Sublime Forum

"find" a character in the second column

#1

Okay, I have a two column text file of names. The first column contains the name in “last name, first name” format while the second contains “first name last name”.

Somehow, probably me typing, I seem to end up with a comma in the second column - there shouldn’t be any. I can’t look generally for commas since there should always be one in the first column.

Can someone please tell me how I can look for a specific character, in this case a comma but possibly others, only in the second column?

I tried to search here but for the life of me I couldn’t come up with a reasonable search.

0 Likes

#2

Assuming the second column is left-aligned to a given column/character position, you could select the second column and then use find/replace constrained to the selection.

Column select by dragging middle mouse button (often mousewheel), or with keyboard press Ctrl+Alt+Down at the left column, then Shift+End to select (all Windows keys).

:slight_smile:

0 Likes

#3

Thanks for the response, M. Gates. Well, that works. Yes, it’s tab delimited at position 30 so I can get there easily enough.

Now, do you have a quicker way to select the second column in all 500,000 lines? Ctl+Alt+Dwn works, just takes forever to get from the top of the file to the bottom.

I’m a newbie at using Sublime, if that’s not obvious. That file just outgrew Notepad++ which started doing some really weird things to my data.

0 Likes

#4

For a widespread operation in a big file, you’re probably better off trying to craft a regular expression that matches directly in the second column without having to select it first or things will slow to a crawl (along with taking a long time to select the data ;)).

An example would be something like the following:

  • Find: ^([^\t]*\t[^\t]*),
  • Replace: \1
  • Note: there is a space character following the \1 above).

Basically:

  • From the start of the line, match 0 or more characters that aren’t tabs, followed by a tab
  • Now the match has consumed the entire first column
  • Match 0 or more characters that aren’t tabs, followed by a comma

The result would be to match everything from the start of the line up until the first comma seen in the second column, capturing all of the preceding text so that it can be inserted back with a space following it instead of a comma.

Since we know that tab characters separate columns of data, commas in the first column are skipped because the match has to see a tab before it continues on; from there any comma we see prior to a tab must be in the second column, and we can’t see into the third column or beyond because that would require a tab but the second part of the match excludes tab characters.

If you have examples with multiple commas in the second column you would have to run the operation more than once to find them all.

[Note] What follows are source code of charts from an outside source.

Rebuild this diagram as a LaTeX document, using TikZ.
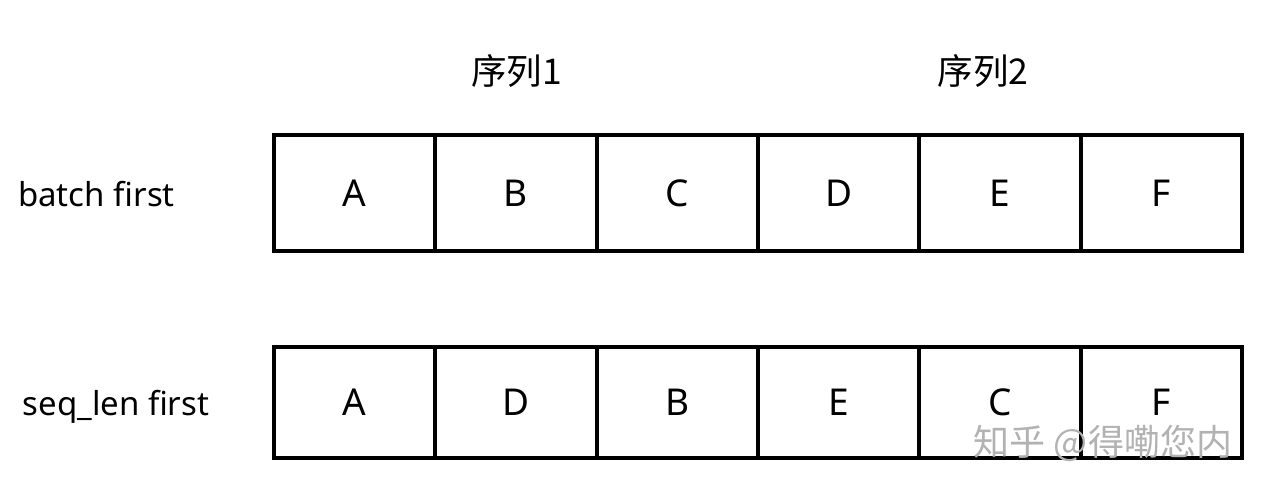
\documentclass[tikz,border=0pt]{standalone}
\usepackage{fontspec}
\setmainfont{Noto Sans}
\newfontfamily\cjk{Noto Sans CJK SC}
\begin{document}
\begin{tikzpicture}[x=1pt,y=-1pt,
  cell/.style={draw=black,line width=4pt,minimum width=161.33pt,minimum height=116pt,inner sep=0pt,outer sep=0pt,
    font=\fontsize{37}{44}\selectfont,text height=26.5pt,text depth=0pt},
  rowlabel/.style={font=\fontsize{33}{40}\selectfont,anchor=base,inner sep=0pt},
  seqlabel/.style={font=\cjk\fontsize{35.5}{40}\selectfont,anchor=base,inner sep=0pt},
  wm/.style={font=\cjk\fontsize{36}{40}\selectfont,text=black!30,anchor=base,inner sep=0pt}]
\useasboundingbox (0,0) rectangle (1276,494);
\fill[white] (0,0) rectangle (1276,494);
% row 1
\foreach \t [count=\i] in {A,B,C,D,E,F}{
  \node[cell] (r1c\i) at ({274+161.33*(\i-0.5)},193.5) {\t};
}
% row 2
\foreach \t [count=\i] in {A,D,B,E,C,F}{
  \node[cell,minimum height=111pt] (r2c\i) at ({274+161.33*(\i-0.5)},402.5) {\t};
}
\node[rowlabel] (lab1) at (96.5,207) {batch first};
\node[rowlabel] (lab2) at (116,415) {seq\_len first};
\node[seqlabel] (s1) at (516.5,85) {序列1};
\node[seqlabel] (s2) at (983,85) {序列2};
\node[wm] (wmk) at (1103,455) {知乎 @得嘞您内};
\end{tikzpicture}
\end{document}
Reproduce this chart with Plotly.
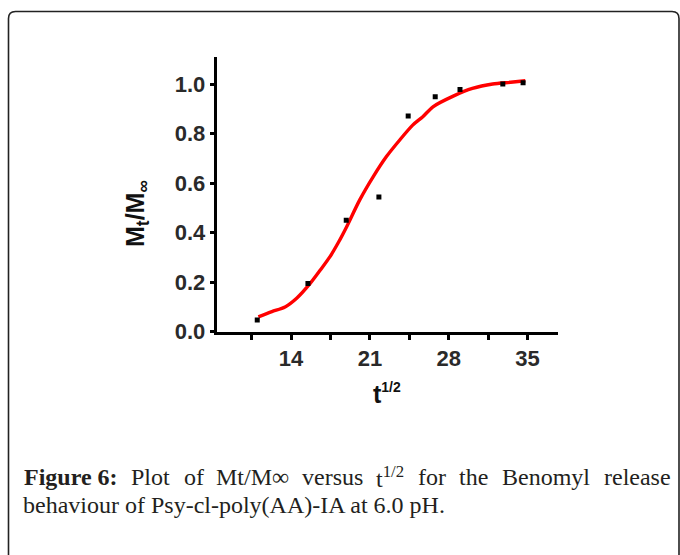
import plotly.graph_objects as go

W, H = 680, 555

# measured points
pt_t = [11.0, 15.5, 18.9, 21.8, 24.4, 26.8, 29.0, 32.8, 34.6]
pt_y = [0.047, 0.195, 0.45, 0.544, 0.871, 0.949, 0.978, 1.0, 1.005]

# fitted curve
fit_t = [11.1, 12.3, 13.47, 14.5, 15.7, 16.6, 17.46, 18.2, 18.94, 20.1, 21.3,
         22.47, 23.65, 24.8, 25.7, 26.6, 28.4, 30.1, 31.9, 33.5, 34.8]
fit_y = [0.06, 0.081, 0.10, 0.135, 0.195, 0.249, 0.303, 0.36, 0.424, 0.532, 0.626,
         0.707, 0.774, 0.834, 0.868, 0.908, 0.951, 0.982, 1.0, 1.007, 1.013]

x_ticks = [14, 21, 28, 35]
y_ticks = [0.0, 0.2, 0.4, 0.6, 0.8, 1.0]


def px(x):
    return x / W


def py(y):
    return 1 - y / H


fig = go.Figure()
fig.add_trace(go.Scatter(x=fit_t, y=fit_y, mode="lines",
                         line=dict(color="#ff0000", width=3.4, shape="spline", smoothing=0.8),
                         showlegend=False, hoverinfo="skip"))
fig.add_trace(go.Scatter(x=pt_t, y=pt_y, mode="markers",
                         marker=dict(symbol="square", size=5, color="black"),
                         showlegend=False))

tickfont = dict(family="Liberation Sans", size=22, color="#2a2a2a", weight="bold")

fig.update_layout(
    width=W, height=H,
    margin=dict(l=0, r=0, t=0, b=0),
    paper_bgcolor="white", plot_bgcolor="white",
    xaxis=dict(domain=[px(216.7), px(558)], range=[7.4, 37.7],
               tickvals=x_ticks, ticks="outside", ticklen=5, tickwidth=2.5, tickcolor="black",
               showline=True, linecolor="black", linewidth=3, showgrid=False, zeroline=False,
               tickfont=tickfont, automargin=False,
               minor=dict(tickvals=[10.5, 17.5, 24.5, 31.5], ticks="outside", ticklen=5,
                          tickwidth=2.5, tickcolor="black", showgrid=False)),
    yaxis=dict(domain=[py(331.7), py(57)], range=[0, 1.109],
               tickvals=y_ticks, tickformat=".1f", ticks="outside", ticklen=4, tickwidth=2.5,
               tickcolor="black", showline=True, linecolor="black", linewidth=3,
               showgrid=False, zeroline=False, tickfont=tickfont, automargin=False),
)

title_font = dict(family="Liberation Sans", size=25, color="#111111", weight="bold")
annotations = [
    dict(x=px(137), y=py(214), text="M<sub>t</sub>/M<sub>∞</sub>", textangle=-90,
         font=title_font, showarrow=False, xref="paper", yref="paper",
         xanchor="center", yanchor="middle"),
    dict(x=px(387), y=py(393),
         text="t<sup><span style='font-size:14px'>1/2</span></sup>",
         font=dict(family="Liberation Sans", size=25, color="#111111", weight="bold"),
         showarrow=False, xref="paper", yref="paper", xanchor="center", yanchor="middle"),
]

cap_font = dict(family="Liberation Serif", size=24, color="#231f20")
cap_bold = dict(family="Liberation Serif", size=24, color="#231f20", weight="bold")
line1 = [
    (21.7, "Figure 6:", cap_bold, "left"),
    (129, "Plot", cap_font, "left"),
    (182, "of", cap_font, "left"),
    (214, "Mt/M∞", cap_font, "left"),
    (300, "versus", cap_font, "left"),
    (374, "t<sup>1/2</sup>", cap_font, "left"),
    (416, "for", cap_font, "left"),
    (457, "the", cap_font, "left"),
    (500, "Benomyl", cap_font, "left"),
    (673, "release", cap_font, "right"),
]
for xl, txt, f, anc in line1:
    annotations.append(dict(x=px(xl), y=py(477), text=txt, font=f, showarrow=False,
                            xref="paper", yref="paper", xanchor=anc, yanchor="middle"))
annotations.append(dict(x=px(21.7), y=py(505), text="behaviour of Psy-cl-poly(AA)-IA at 6.0 pH.",
                        font=cap_font, showarrow=False, xref="paper", yref="paper",
                        xanchor="left", yanchor="middle", xshift=-1))
fig.update_layout(annotations=annotations)

# rounded border box
x0, y0, x1, y1, r = 8.5, 11.5, 679, 562, 7
path = (f"M {px(x0)},{py(y0 + r)} Q {px(x0)},{py(y0)} {px(x0 + r)},{py(y0)} "
        f"L {px(x1 - r)},{py(y0)} Q {px(x1)},{py(y0)} {px(x1)},{py(y0 + r)} "
        f"L {px(x1)},{py(y1 - r)} Q {px(x1)},{py(y1)} {px(x1 - r)},{py(y1)} "
        f"L {px(x0 + r)},{py(y1)} Q {px(x0)},{py(y1)} {px(x0)},{py(y1 - r)} Z")
fig.add_shape(type="path", path=path, xref="paper", yref="paper",
              line=dict(color="#222222", width=1.6), fillcolor="rgba(0,0,0,0)")

fig.write_html("out.html")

Also, although this worked for me in a small contrived data set, I would recommend that you make sure you can reverse the operation if things go weird. :slight_smile:

1 Like

#5

Yes, selecting big columns in Sublime can be a PITA. However, there is a way:

  1. Normally highlight all the lines with the mouse/kb
  2. Press Ctrl+Shift+L to turn each line into a separate selection
  3. Hit the home key to lose your selections and leave your multiple cursors all aligned at the left
  4. Cursor across to the desired column
  5. Hit Shift+End to select to the end of line for each cursor.

Dunno how that’s going to perform with 500k lines though. Tbh, Sublime isn’t great at heavy lifting with column operations, mainly because it doesn’t “know” column selection as such. Multi cursors are used to get you there, but the idea isn’t great when operating on huge files or doing complex column manipulations. Sometimes I still kick back to my old editor, Crisp, for doing such things.

:slight_smile:

0 Likes

#6

@OdatNurd, I use regex some with a few other searches, it didn’t dawn on me to use them here … duh! I’m playing with regex101.com to test some of what I’ve been doing and it seems as if the php variety of regex is not what sublime uses.

Using what you suggested would work if the line I was looking at had a comma in the second column- most of them don’t so it wraps around to the comma it finds in the next line in the first column.

Hmmm … back to the drawing board.

0 Likes

#7

I believe that Sublime uses the boost library for it’s regex searching in this case, which is a PCRE library.

Wrapping didn’t happen in my test example, but apparently I completely glossed over your rather explicit mention of the file being two columns.

What I posted above works with 3 or more columns because it’s rooted at the start of the line and would need to pass a tab character to escape the second column.

In a two column example, you need to tack on some matching to “eat” the rest of the line:

  • Find: ^([^\t]*\t[^\t]*),([^\t]*$)
  • Replace: \1 \2

Probably if you know for sure your second column doesn’t contain a tab, just a simple (.*$) after the comma is simpler.

0 Likes

#8

@Odatnurd This is a list of authors names, optionally there may be 3rd / 4th / ??? columns depending on the various ways they choose to identify themselves.

This rendition of the regex works !!! man, you have no idea how much time you’ve saved me (and at 71 I have to watch the minutes, there aren’t all that many left!!)

All I really want to do is find the commas; sometimes their presence indicates other problems I want to clean up so simply finding them is enough. As I said, this rendition works beautifully for that! Thanks!!!

1 Like